I was reading a lot of news about people who couldn’t find food, who were detained, tortured. That’s what was catching my attention. And I just started writing lines and putting them together. With a poem like “Mozart in the XXI Century,” it was a little easier, because it’s the story of one person, along with musical aspects. With “Venezuelan Mosaic,” it took me a little longer, because it was so fragmented, and I was trying to find and make clear the connection between all the fragments: the political violence in the country.

Do you remember your first aesthetic awakening—a moment when you first noticed or participated in something beautiful or otherwise arresting?
I was probably between five and seven years old when my mom gifted me my first book of poetry. It was a cancionero, a little book of songs, by Federico García Lorca, for children. The sounds. Everything rhymed. It was also very colorful, with all sorts of greens and the reds, because he was writing about the rural landscape where he lived. There was also a sadness to it. They seemed such simple poems, but they were so complex. The more I read, I remember feeling a tightness in my chest. The drawings were haunting—they were outlines of people, Dalí-like, very surrealistic.

There was another poet I read alongside Lorca, a Venezuelan poet named Aquiles Nazoa. He also wrote poems for kids. These were my first contact with, my first awakening to poetry. I kept feeling like I was being drawn to it.

How does your teaching practice relate to your poetry practice? How do they inform each other?
One of the classes I teach is called the “Cultural History of Latin America.” It goes from pre-colonization all the way through to the 21st century. That class directly inspired the poem “Maps.” It compelled me to begin conversations about the political systems we have today and the historical role the U.S. played in Latin America. It really triggered my creativity.

5280 magazine · “Maps” by Leonora Simonovis

The second section of Study of the Raft is dedicated to a longer poem entitled “Diaspora Suite.” What do you think about the genre of diaspora literature? Do you think that describes your own work?
I teach about the diaspora, in particular the Caribbean diaspora. I realized that a lot of my students in Southern California know nothing about the Caribbean—it’s just a faraway place, a vacation destination. Maybe they’ve heard about Haiti and Puerto Rico, but it doesn’t go much beyond that.

With that in mind, I do want to represent the different voices of the diaspora. The idea was to appeal to different people, either migrants or those who are interested in immigration in some way or count themselves as members of the diasporic communities. The poems are specific, but they are also general—many don’t reference one specific culture and deal with general migration issues, like detention and language loss and losing someone who tried to cross a border.

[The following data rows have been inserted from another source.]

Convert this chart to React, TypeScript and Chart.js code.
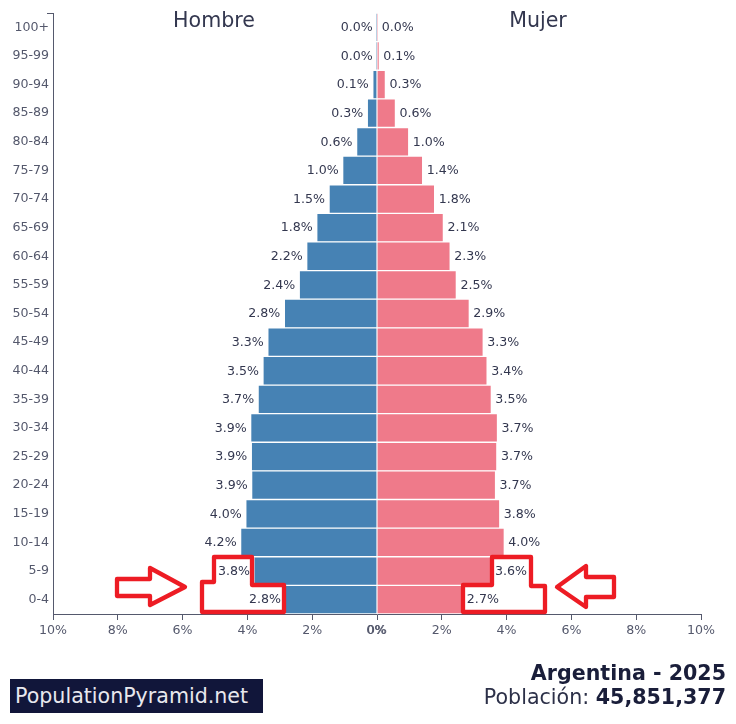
import { useEffect, useRef } from 'react'
import { Chart, registerables } from 'chart.js'

Chart.register(...registerables)

const ageGroups = ['100+', '95-99', '90-94', '85-89', '80-84', '75-79', '70-74', '65-69', '60-64', '55-59', '50-54', '45-49', '40-44', '35-39', '30-34', '25-29', '20-24', '15-19', '10-14', '5-9', '0-4']
// longitud de las barras
const hombre = [0.01, 0.01, 0.13, 0.3, 0.63, 1.06, 1.48, 1.86, 2.17, 2.4, 2.86, 3.37, 3.52, 3.67, 3.9, 3.88, 3.87, 4.05, 4.21, 3.8, 2.84]
const mujer = [0.02, 0.07, 0.26, 0.57, 0.98, 1.41, 1.78, 2.05, 2.26, 2.45, 2.85, 3.28, 3.4, 3.53, 3.72, 3.7, 3.66, 3.79, 3.93, 3.52, 2.65]
// etiquetas tal como aparecen impresas
const hombreLabels = ['0.0%', '0.0%', '0.1%', '0.3%', '0.6%', '1.0%', '1.5%', '1.8%', '2.2%', '2.4%', '2.8%', '3.3%', '3.5%', '3.7%', '3.9%', '3.9%', '3.9%', '4.0%', '4.2%', '3.8%', '2.8%']
const mujerLabels = ['0.0%', '0.1%', '0.3%', '0.6%', '1.0%', '1.4%', '1.8%', '2.1%', '2.3%', '2.5%', '2.9%', '3.3%', '3.4%', '3.5%', '3.7%', '3.7%', '3.7%', '3.8%', '4.0%', '3.6%', '2.7%']

const FONT = '"DejaVu Sans", sans-serif'
const INK = '#33374f'
const TICK = '#54586c'
const AXIS = '#55596d'
const SMALL = 12.6

// etiquetas de % al final de cada barra, titulos y remates de los ejes
const pyramidLabels = {
  id: 'pyramidLabels',
  afterDatasetsDraw(chart: Chart) {
    const { ctx, scales } = chart
    const x = scales.x
    const y = scales.y
    ctx.save()
    ctx.font = `${SMALL}px ${FONT}`
    ctx.fillStyle = INK
    ctx.textBaseline = 'middle'
    ageGroups.forEach((_, i) => {
      const py = y.getPixelForValue(i) + 0.5
      ctx.textAlign = 'right'
      ctx.fillText(hombreLabels[i], x.getPixelForValue(-hombre[i]) - 4, py)
      ctx.textAlign = 'left'
      ctx.fillText(mujerLabels[i], x.getPixelForValue(mujer[i]) + 4, py)
    })
    ctx.font = `20.6px ${FONT}`
    ctx.textAlign = 'center'
    ctx.fillText('Hombre', x.getPixelForValue(-5) - 1, 22)
    ctx.fillText('Mujer', x.getPixelForValue(5) - 1, 22)
    // el 0% sale dos veces en el original, casi encima
    ctx.font = `${SMALL}px ${FONT}`
    ctx.fillStyle = TICK
    ctx.fillText('0%', x.getPixelForValue(0) - 0.7, chart.chartArea.bottom + 9 + (SMALL * 1.2) / 2)
    ctx.strokeStyle = AXIS
    ctx.lineWidth = 1
    ctx.beginPath()
    ctx.moveTo(chart.chartArea.left - 6, chart.chartArea.top + 0.5)
    ctx.lineTo(chart.chartArea.left, chart.chartArea.top + 0.5)
    ctx.stroke()
    ctx.restore()
  },
}

function PyramidChart() {
  const canvasRef = useRef<HTMLCanvasElement | null>(null)

  useEffect(() => {
    const ctx = canvasRef.current?.getContext('2d')
    if (!ctx) return

    const chart = new Chart(ctx, {
      type: 'bar',
      data: {
        labels: ageGroups,
        datasets: [
          { label: 'Hombre', data: hombre.map((v) => -v), backgroundColor: '#4682b4', borderColor: 'rgba(255,255,255,0.55)', borderWidth: 1 },
          { label: 'Mujer', data: mujer, backgroundColor: '#ef7a8a', borderColor: 'rgba(255,255,255,0.55)', borderWidth: 1 },
        ],
      },
      options: {
        indexAxis: 'y',
        responsive: false,
        animation: false,
        events: [],
        barPercentage: 1,
        categoryPercentage: 1,
        layout: { padding: { top: 13, right: 35, bottom: 80, left: 0 } },
        plugins: { legend: { display: false }, tooltip: { enabled: false } },
        scales: {
          x: {
            stacked: true,
            min: -10,
            max: 10,
            afterFit: (s: any) => { s.height = 30 },
            border: { color: AXIS },
            grid: { drawOnChartArea: false, tickLength: 6, color: AXIS },
            ticks: {
              stepSize: 2,
              maxRotation: 0,
              autoSkip: false,
              padding: 3,
              color: TICK,
              font: { family: FONT, size: SMALL },
              callback: (v: any) => `${Math.abs(Number(v))}%`,
            },
          },
          y: {
            stacked: true,
            afterFit: (s: any) => { s.width = 53 },
            border: { color: AXIS },
            grid: { display: false, drawTicks: false },
            ticks: {
              autoSkip: false,
              padding: 4,
              color: TICK,
              font: { family: FONT, size: SMALL },
            },
          },
        },
      },
      plugins: [pyramidLabels],
    })

    return () => chart.destroy()
  }, [])

  return <canvas ref={canvasRef} width={736} height={724} style={{ position: 'absolute', left: 0, top: 0 }} />
}

// marcas rojas dibujadas a mano sobre la imagen original
const RED = '#ed1c24'
const redShapes = [
  '214,557 252,557 252,585 284,585 284,612 202,612 202,582 214,582',
  '492,557 531,557 531,586 545,586 545,612 463,612 463,585 492,585',
  '117,579 150,579 150,568 185,587 150,605 150,596 117,596',
  '557,587 586,566 586,577 614,577 614,597 586,597 586,607',
]

export default function App() {
  return (
    <div style={{ position: 'absolute', left: 0, top: 0, width: 736, height: 724, overflow: 'hidden', background: '#fff', fontFamily: FONT }}>
      <PyramidChart />
      <svg width={736} height={724} style={{ position: 'absolute', left: 0, top: 0 }}>
        {redShapes.map((pts) => (
          <polygon key={pts} points={pts} fill="none" stroke={RED} strokeWidth={4.3} strokeLinejoin="round" />
        ))}
      </svg>
      <div style={{ position: 'absolute', left: 10, top: 679, width: 253, height: 34, background: '#11163a', color: '#e8e8ee', fontSize: 20.6, lineHeight: '34px', paddingLeft: 5, boxSizing: 'border-box', whiteSpace: 'nowrap' }}>
        PopulationPyramid.net
      </div>
      <div style={{ position: 'absolute', right: 10, top: 661, textAlign: 'right', color: '#1a1e3a', fontSize: 20.6, lineHeight: '24px', whiteSpace: 'nowrap' }}>
        <div style={{ fontWeight: 'bold' }}>Argentina - 2025</div>
        <div style={{ color: '#2c3048' }}>Población: <b style={{ color: '#1a1e3a' }}>45,851,377</b></div>
      </div>
    </div>
  )
}
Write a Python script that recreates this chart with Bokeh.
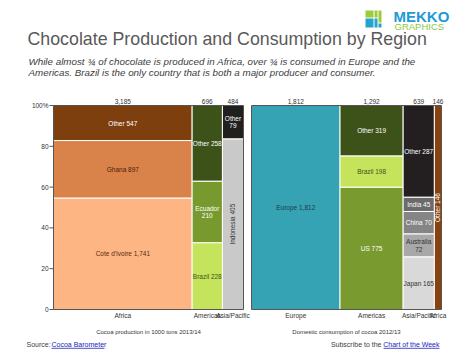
from bokeh.plotting import figure
from bokeh.models import Range1d, ColumnDataSource
from bokeh.core.properties import value
from bokeh.embed import file_html
from bokeh.resources import INLINE

# ---------------- data ----------------
prod_regions = ["Africa", "Americas", "Asia/Pacific"]
prod_names = [["Cote d'Ivoire", "Ghana", "Other"],
              ["Brazil", "Ecuador", "Other"],
              ["Indonesia", "Other"]]
prod_values = [[1741, 897, 547],
               [228, 210, 258],
               [405, 79]]

cons_regions = ["Europe", "Americas", "Asia/Pacific", "Africa"]
cons_names = [["Europe"],
              ["US", "Brazil", "Other"],
              ["Japan", "Australia", "China", "India", "Other"],
              ["Other"]]
cons_values = [[1812],
               [775, 198, 319],
               [165, 72, 70, 45, 287],
               [146]]

y_ticks = [0, 0.2, 0.4, 0.6, 0.8, 1.0]
y_tick_labels = ["0", "20", "40", "60", "80", "100%"]

# ---------------- styles ----------------
prod_colors = [["#FDB683", "#D9834B", "#7E3F0F"],
               ["#C6E45B", "#77992E", "#3D5219"],
               ["#C9C9C9", "#221F1F"]]
prod_tcolors = [["#5A2A0A", "#4A2208", "#FFFFFF"],
                ["#3D5219", "#FFFFFF", "#FFFFFF"],
                ["#333333", "#FFFFFF"]]
prod_seps = [[" ", " ", " "], [" ", "\n", " "], [" ", "\n"]]
prod_angles = [[0, 0, 0], [0, 0, 0], [90, 0]]

cons_colors = [["#35A3B3"],
               ["#789A2F", "#C6E45B", "#3D5219"],
               ["#D9D9D9", "#A8A8A8", "#858585", "#6B6B6B", "#231F20"],
               ["#86430F"]]
cons_tcolors = [["#1F3B4D"],
                ["#FFFFFF", "#3D5219", "#FFFFFF"],
                ["#333333", "#333333", "#FFFFFF", "#FFFFFF", "#FFFFFF"],
                ["#FFFFFF"]]
cons_seps = [[" "], [" ", " ", " "], [" ", "\n", " ", " ", " "], [" "]]
cons_angles = [[0], [0, 0, 0], [0, 0, 0, 0, 0], [90]]

FONT = value("Liberation Sans")
W, H = 466, 351
FL, FT, FB = 53, 105, 309    # left chart left edge, top (100%), bottom (0) in pixels
CW, GAP = 190, 8             # width of each chart, gap between charts
CL2 = FL + CW + GAP          # left edge of second chart

prod_total = sum(sum(v) for v in prod_values)
cons_total = sum(sum(v) for v in cons_values)


def lx(px):
    return (px - FL) * prod_total / CW


def cx(px):
    return (px - CL2) * cons_total / CW


def ly(py):
    return (FB - py) / (FB - FT)


p = figure(width=W, height=H, x_range=Range1d(lx(0), lx(W)), y_range=Range1d(ly(H), ly(0)),
           output_backend="svg", toolbar_location=None, x_axis_location=None,
           y_axis_location=None, min_border=0)
p.extra_x_ranges = {"cons": Range1d(cx(0), cx(W))}
p.outline_line_color = None
p.xgrid.visible = False
p.ygrid.visible = False
p.background_fill_color = "white"
p.border_fill_color = "white"


def txt(x, y, s, size, color="#333333", align="center", style="normal", rng=None, angle=0):
    kw = {} if rng is None else {"x_range_name": rng}
    p.text(x=[x], y=[y], text=[s], text_align=align, text_baseline="middle",
           text_font=FONT, text_font_size=size, text_color=color,
           text_font_style=style, angle=angle, **kw)


def draw_chart(names, vals, colors, tcolors, seps, angles, regions, rng):
    d = dict(left=[], right=[], bottom=[], top=[], color=[])
    t = dict(x=[], y=[], text=[], tcolor=[], angle=[])
    tot = sum(sum(v) for v in vals)
    x0 = 0
    centers = []
    for gi, gv in enumerate(vals):
        gt = sum(gv)
        x1 = x0 + gt
        y0 = 0.0
        for si, v in enumerate(gv):
            y1 = y0 + v / gt
            d["left"].append(x0)
            d["right"].append(x1)
            d["bottom"].append(y0)
            d["top"].append(y1)
            d["color"].append(colors[gi][si])
            t["x"].append((x0 + x1) / 2)
            t["y"].append((y0 + y1) / 2)
            t["text"].append(f"{names[gi][si]}{seps[gi][si]}{v:,}")
            t["tcolor"].append(tcolors[gi][si])
            t["angle"].append(angles[gi][si])
            y0 = y1
        centers.append(((x0 + x1) / 2, gt))
        x0 = x1
    kw = {} if rng is None else {"x_range_name": rng}
    p.quad(left="left", right="right", bottom="bottom", top="top", source=ColumnDataSource(d),
           fill_color="color", line_color="white", line_width=1, **kw)
    p.text(x="x", y="y", text="text", source=ColumnDataSource(t), text_color="tcolor",
           angle="angle", angle_units="deg", text_align="center", text_baseline="middle",
           text_font=FONT, text_font_size="6.5px", text_line_height=1.1, **kw)
    p.quad(left=[0], right=[tot], bottom=[0], top=[1], fill_color=None,
           line_color="#555555", line_width=1, **kw)
    for (xc, gt), reg in zip(centers, regions):
        txt(xc, ly(100.5), f"{gt:,}", "6.5px", rng=rng)
        txt(xc, ly(314.5), reg, "6.5px", rng=rng)
    return tot


draw_chart(prod_names, prod_values, prod_colors, prod_tcolors, prod_seps, prod_angles,
           prod_regions, None)
draw_chart(cons_names, cons_values, cons_colors, cons_tcolors, cons_seps, cons_angles,
           cons_regions, "cons")

# y axis ticks and labels
p.segment(x0=[lx(FL - 4)] * len(y_ticks), x1=[0] * len(y_ticks), y0=y_ticks, y1=y_ticks,
          line_color="#555555", line_width=1)
p.text(x=[lx(FL - 5)] * len(y_ticks), y=y_ticks, text=y_tick_labels, text_align="right",
       text_baseline="middle", text_font=FONT, text_font_size="6.5px", text_color="#333333")

# chart captions
txt(prod_total / 2, ly(331.5), "Cocoa production in 1000 tons 2013/14", "6px")
txt(cons_total / 2, ly(331.5), "Domestic consumption of cocoa 2012/13", "6px", rng="cons")

# title & subtitle
txt(lx(27), ly(38.5), "Chocolate Production and Consumption by Region", "17.8px",
    color="#595959", align="left")
txt(lx(28), ly(60.5),
    "While almost \u00be of chocolate is produced in Africa, over \u00be is consumed in Europe and the",
    "9.8px", color="#404040", align="left", style="italic")
txt(lx(28), ly(71.5),
    "Americas.  Brazil is the only country that is both a major producer and consumer.",
    "9.8px", color="#404040", align="left", style="italic")

# footer
LINK = "#2222BB"
txt(lx(26), ly(344), "Source:", "7px", color="#404040", align="left")
txt(lx(51), ly(344), "Cocoa Barometer", "7px", color=LINK, align="left")
txt(lx(381), ly(344), "Subscribe to the", "7px", color="#404040", align="right")
txt(lx(439), ly(344), "Chart of the Week", "7px", color=LINK, align="right")
p.segment(x0=[lx(51), lx(383)], x1=[lx(104), lx(439)], y0=[ly(347.8)] * 2, y1=[ly(347.8)] * 2,
          line_color=LINK, line_width=0.8)

# logo
GREEN, BLUE = "#9CCB3B", "#27A4CC"
logo = [(365, 373, 10, 17, GREEN), (374, 377, 10, 17, GREEN), (378, 381, 10, 22, GREEN),
        (365, 373, 18, 27, BLUE), (374, 377, 18, 27, BLUE), (378, 381, 23, 27, BLUE)]
p.quad(left=[lx(a[0]) for a in logo], right=[lx(a[1]) for a in logo],
       top=[ly(a[2]) for a in logo], bottom=[ly(a[3]) for a in logo],
       fill_color=[a[4] for a in logo], line_color=None)
txt(lx(393), ly(15.5), "MEKKO", "15px", color="#1E9AD6", align="left", style="bold")
txt(lx(394), ly(25.5), "GRAPHICS", "9.5px", color="#8CC63F", align="left")

open("out.html", "w").write(file_html(p, INLINE))
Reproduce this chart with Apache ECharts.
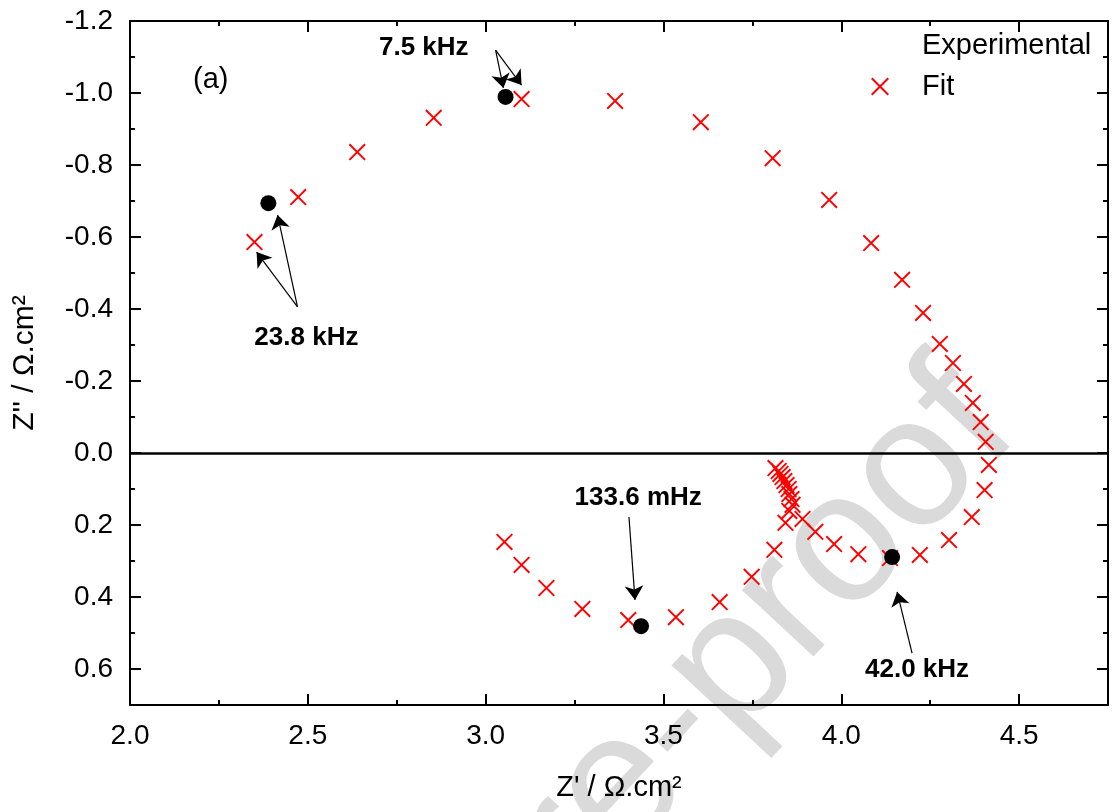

This relates back to Study of the Raft, the title. Borders are, of course, not always over land, but we can forget that.

A lot of migration stories are told by and about men, so I also wanted to provide a different voice. Women also go through this, and sometimes it’s much worse for them.

One of the phrases in the collection that most stuck with me, that I found satisfying and mystifying, is this: “we / dream the pestle / as mortar.” It seems so rich with metaphoric possibility, but I don’t have an immediate interpretation of it. What were you thinking about as you wrote it?
I’m always thinking about changing the narrative: The ways we are defined by others. The ways the colonizers recreated our stories and our traditions and imposed their narratives onto us. It’s quite challenging to change the concrete world, but playing with language is a powerful way for me to change the narrative in a different way: using inversion, fragmentation, surrealistic imagery to push against established narratives a little bit.

Editor’s note: This interview has been edited and condensed for clarity.